Political vacuum in Haiti could let president rule single-handedly

PORT-AU-PRINCE,  (Reuters) – Haitian President Jovenel Moise could be ruling by decree later this week, a scenario he said would help break the Caribbean nation’s political deadlock but which critics fear will undermine its fragile democracy.

In the early hours of yesterday, the president said the mandates of lower house deputies and most senators formally expired because no successors have were elected in October after the troubled country failed to hold elections.

The power vacuum could deal a significant blow to democratic governance in the poorest country in the Americas, three decades since the end of the dreaded Duvalier family dictatorship.
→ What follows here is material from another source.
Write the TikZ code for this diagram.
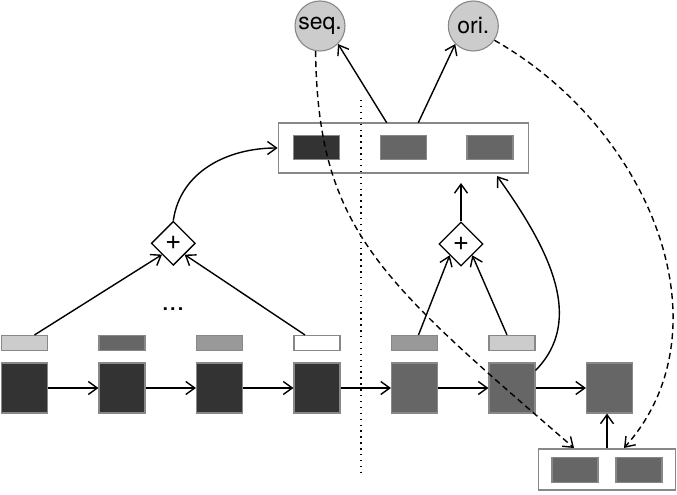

Moise, however, sees the side-lining of Haitian lawmakers as a positive.

“The current situation is an opportunity to stop the permanent crisis,” said Moise, who has come under pressure from months-long street protests and opposition groups to resign or hold early elections.

“The biggest problem Haiti has is the weakness of its public institutions,” Moise told Reuters in an interview.

Moise blamed parliament for having failed to approve the electoral law required to hold last year’s elections while his opponents accuse him of trying to take control over the country’s electoral law.

Haiti has had 15 presidents in the past 33 years

Under his predecessor, Michel Martelly, the Haitian parliament was dissolved in January 2015 when last-ditch negotiations for a deal that would have extended lawmakers’ mandates failed.

Martelly ruled by decree until the end of his term.

“Without the opposition, the government seems less legitimate,” said Jake Johnston, a senior research associate at the Center for Economic and Policy Research in Washington.

“Will he make efforts to work for the whole or will he just pursue his own agenda without checks and balances?”

A former banana exporter, Moise is nearly three years into his five-year term. He won an October 2015 election that was later scrapped over fraud allegations; in January 2017, he was declared president after a repeat election in November 2016.

Moise’s political base has been weak from the start. Electoral turnout for the 2016 election was low and 10% of sheets tallying votes were thrown out because of irregularities. In a country of 10 million people, he got just 600,000 votes.

“He won an election, but there’s a question around how much of a credible and legitimate mandate that provided him given the extremely low turnout and the lack of faith in the democratic process to begin with,” Johnston said.